The game they played, and the one played by Penn State, turned out to be extraordinary, at least partly because the lessons from all those previous pieces of paper had been absorbed. The Owls did what they always do. They played ugly and hard and somewhat mystifyingly. It isn't a real Temple game if you don't scratch your head at least once.

What preceded Fernandez's winning shot didn't really add up. Penn State was without its best rebounder and defensive presence for all but 10 minutes of the game. Jeff Brooks was limited by foul trouble in the first half and a shoulder injury in the second.

Temple should have responded by pounding the ball into forward Lavoy Allen, and the Owls tried to get that going but never did. Allen didn't have a field goal in the first 38 minutes of the game. Instead, Temple's offense was carried by Fernandez, with 16 points in the first half, and Ramone Moore, with 17 points in the second.

Neither was a real surprise. Moore is the team's leading scorer, and Fernandez, despite coming off a dreadful 3-for-17 shooting day against Richmond in the Atlantic Ten tournament, takes and makes big shots. The surprising part was that the depleted Penn State team kept up.

Give most of the credit to shooting guard Talor Battle - whose deep, rainbow three-pointer tied the game with 14.2 seconds to play - but the Nittany Lions, with four starters playing either 39 or 40 minutes, never gave in to what would seem an inevitable loss.

In the end, as Dunphy said, it came down to a kid making a play and the capricious decision of the round ball to fit itself through the 18-inch rim. The Owls gathered in a huddle before the final play, and sophomore guard Khalif Wyatt spoke before Dunphy could.

"He's got sage advice for me often," Dunphy said. "He said, 'Just put it in Juan's hands.' He's an astute basketball player, and he had trust in Juan. If a guy's teammate tells the coach what he thinks they should do, I'd be goofy not to follow his instruction."

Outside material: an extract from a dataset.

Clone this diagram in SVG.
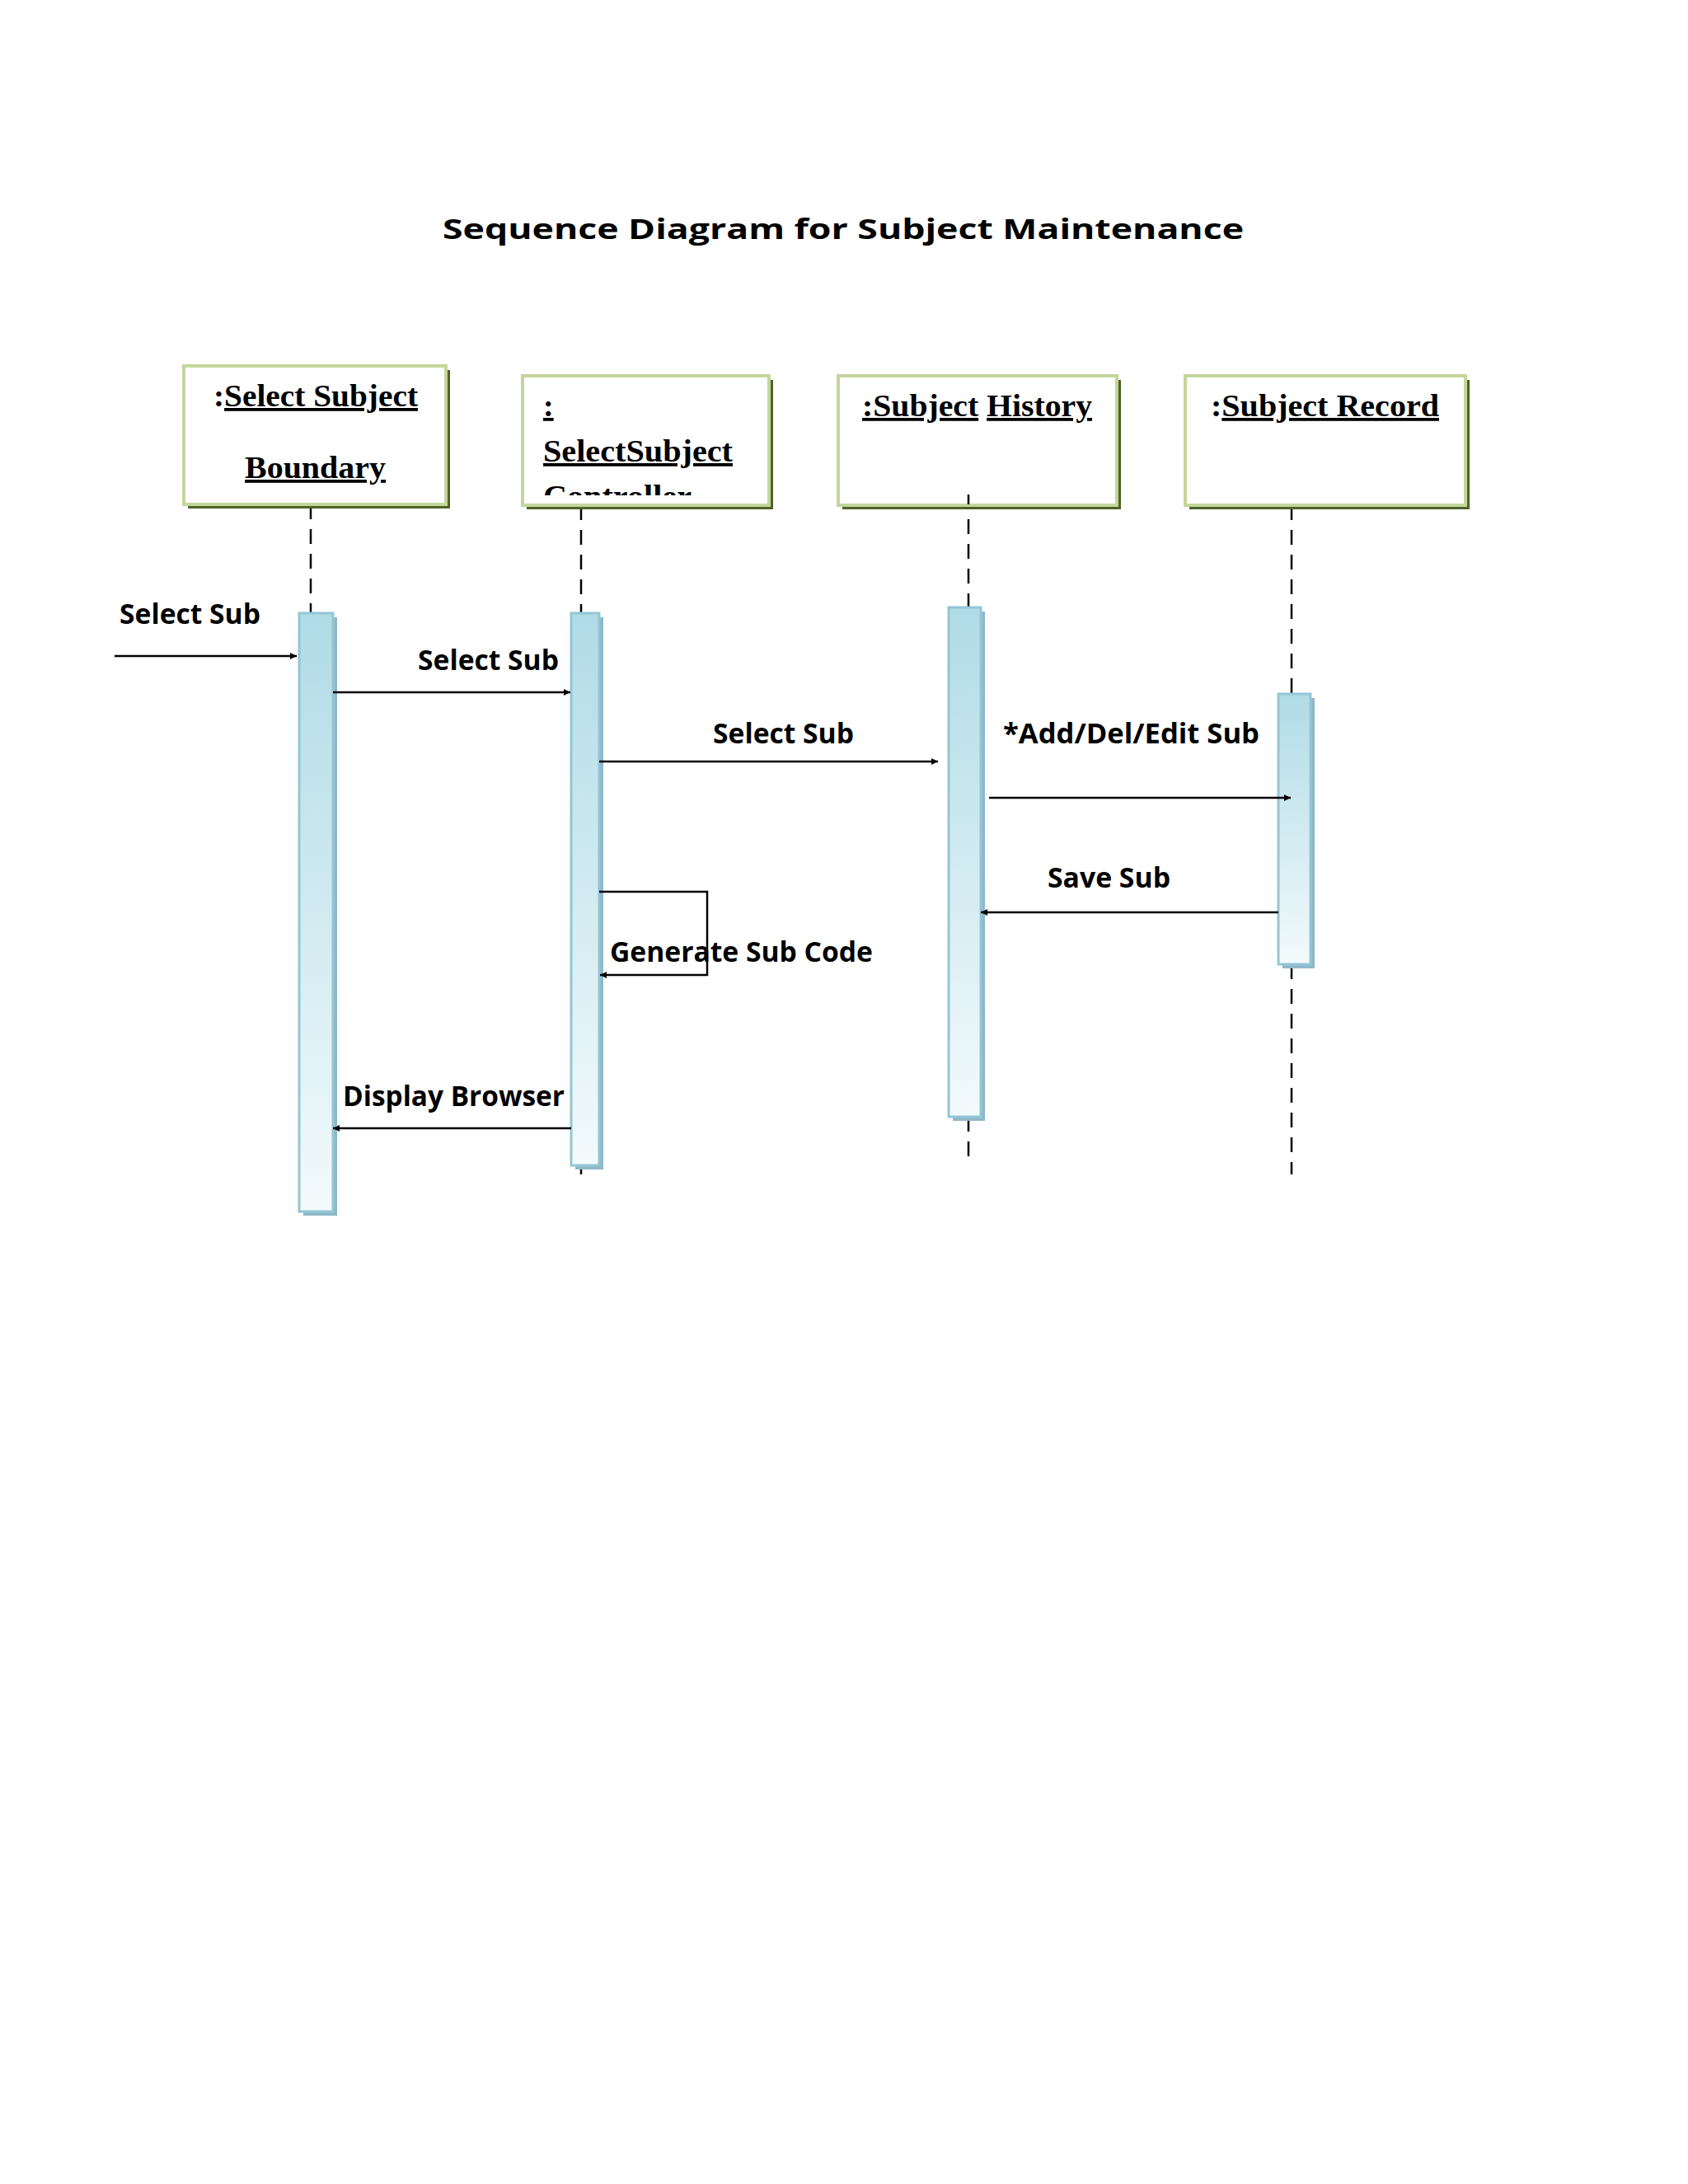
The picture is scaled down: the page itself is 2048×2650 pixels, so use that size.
<svg xmlns="http://www.w3.org/2000/svg" width="2048" height="2650" viewBox="0 0 2048 2650">
<style>
.box{fill:#fff;stroke:#c3d69b;stroke-width:4}
.shd{fill:#4f6228}
.ot{font-family:"Liberation Serif",serif;font-weight:bold;font-size:38px;fill:#000}
.u{text-decoration:underline}
.lbl{font-family:"Open Sans","Liberation Sans",sans-serif;font-weight:bold;font-size:34px;fill:#000}
.ll{stroke:#000;stroke-width:2.5;stroke-dasharray:18,12;fill:none}
.act{fill:url(#g);stroke:#93c6d6;stroke-width:3}
.ash{fill:#8fb8c8}
.msg{stroke:#000;stroke-width:2.5;fill:none;marker-end:url(#ah)}
</style>
<defs>
<linearGradient id="g" x1="0" y1="0" x2="0" y2="1"><stop offset="0" stop-color="#b0dbe6"/><stop offset="1" stop-color="#f3fafc"/></linearGradient>
<marker id="ah" viewBox="0 0 10 10" refX="10" refY="5" markerWidth="8" markerHeight="8" orient="auto" markerUnits="userSpaceOnUse"><path d="M0,0L10,5L0,10z" fill="#000" transform="scale(1)"/></marker>
<clipPath id="c2"><rect x="634" y="456" width="299" height="145"/></clipPath>
</defs>
<rect width="2048" height="2650" fill="#fff"/>
<text x="1023" y="290" text-anchor="middle" class="lbl" font-size="48" textLength="972" lengthAdjust="spacingAndGlyphs">Sequence Diagram for Subject Maintenance</text>

<g id="lifelines">
<path class="ll" d="M377 612V744M705 613V744M1175 600V737M1175 1355V1415M705 1414V1425M1567 613V842M1567 1170V1425"/>
</g>

<g id="boundary">
<rect class="shd" x="228" y="449" width="318" height="168"/>
<rect class="box" x="223" y="444" width="318" height="168"/>
<text class="ot" x="259" y="493" textLength="248" lengthAdjust="spacingAndGlyphs">:<tspan class="u">Select Subject</tspan></text>
<text class="ot u" x="297" y="580" textLength="171" lengthAdjust="spacingAndGlyphs">Boundary</text>
</g>
<g id="controller">
<rect class="shd" x="639" y="461" width="299" height="157"/>
<rect class="box" x="634" y="456" width="299" height="157"/>
<g clip-path="url(#c2)">
<text class="ot u" x="659" y="505">:</text>
<text class="ot u" x="659" y="560" textLength="230" lengthAdjust="spacingAndGlyphs">SelectSubject</text>
<text class="ot u" x="659" y="615" textLength="180" lengthAdjust="spacingAndGlyphs">Controller</text>
</g>
</g>
<g id="history">
<rect class="shd" x="1022" y="461" width="338" height="157"/>
<rect class="box" x="1017" y="456" width="338" height="157"/>
<text class="ot" x="1046" y="505" textLength="279" lengthAdjust="spacingAndGlyphs"><tspan class="u">:Subject</tspan> <tspan class="u">History</tspan></text>
</g>
<g id="record">
<rect class="shd" x="1443" y="461" width="340" height="157"/>
<rect class="box" x="1438" y="456" width="340" height="157"/>
<text class="ot" x="1469" y="505" textLength="277" lengthAdjust="spacingAndGlyphs">:<tspan class="u">Subject Record</tspan></text>
</g>
<path class="ll" d="M1175 600V612"/>

<g id="activations">
<rect class="ash" x="368" y="749" width="41" height="726"/>
<rect class="act" x="363" y="744" width="41" height="726"/>
<rect class="ash" x="698" y="749" width="34" height="670"/>
<rect class="act" x="693" y="744" width="34" height="670"/>
<rect class="ash" x="1156" y="742" width="39" height="618"/>
<rect class="act" x="1151" y="737" width="39" height="618"/>
<rect class="ash" x="1556" y="847" width="39" height="328"/>
<rect class="act" x="1551" y="842" width="39" height="328"/>
</g>

<g id="connectors">
<line class="msg" x1="139" y1="796" x2="360" y2="796"/>
<line class="msg" x1="404" y1="840" x2="692" y2="840"/>
<line class="msg" x1="727" y1="924" x2="1138" y2="924"/>
<line class="msg" x1="1200" y1="968" x2="1566" y2="968"/>
<line class="msg" x1="1551" y1="1107" x2="1190" y2="1107"/>
<path class="msg" d="M727 1082H858V1183H728"/>
<line class="msg" x1="693" y1="1369" x2="404" y2="1369"/>
</g>

<g id="labels">
<text class="lbl" x="145" y="757" textLength="171" lengthAdjust="spacingAndGlyphs">Select Sub</text>
<text class="lbl" x="507" y="813" textLength="171" lengthAdjust="spacingAndGlyphs">Select Sub</text>
<text class="lbl" x="865" y="902" textLength="171" lengthAdjust="spacingAndGlyphs">Select Sub</text>
<text class="lbl" x="1217" y="902" textLength="311" lengthAdjust="spacingAndGlyphs">*Add/Del/Edit Sub</text>
<text class="lbl" x="1271" y="1077" textLength="149" lengthAdjust="spacingAndGlyphs">Save Sub</text>
<text class="lbl" x="740" y="1167" textLength="319" lengthAdjust="spacingAndGlyphs">Generate Sub Code</text>
<text class="lbl" x="416" y="1342" textLength="269" lengthAdjust="spacingAndGlyphs">Display Browser</text>
</g>
</svg>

Not every coach thinks that way, however, but this was the day of the blank paper for Dunphy. He had brought them this far, to this place where the outcome means so much, and now it had to be about them. No speech and no diagrammed play to secure the basket he's been waiting 17 years to score. Give the ball to Juan? Fine.

It wasn't pretty. Fernandez came off a high pick set by Allen and was figuring to shoot a jumper there, but he was confronted immediately by Penn State's Tim Frazier and had to pick up his dribble. No one was open. The clock was ticking. Frazier jumped one way, Fernandez leaned the other, poking his head through the madness like a squirrel peeking from inside a tree. He had a look. He leaned forward, and the shot was on its way.

"I had a good feeling about it," Dunphy said.

It wasn't a feeling he had in the NCAA tournament for a while, but he'll remember it a lot longer than he would have remembered what he wrote on his pregame sheet of paper. Sometimes blank is better, and sometimes the kids have the right to make the game their own. Sometimes a coach is even good enough to realize that.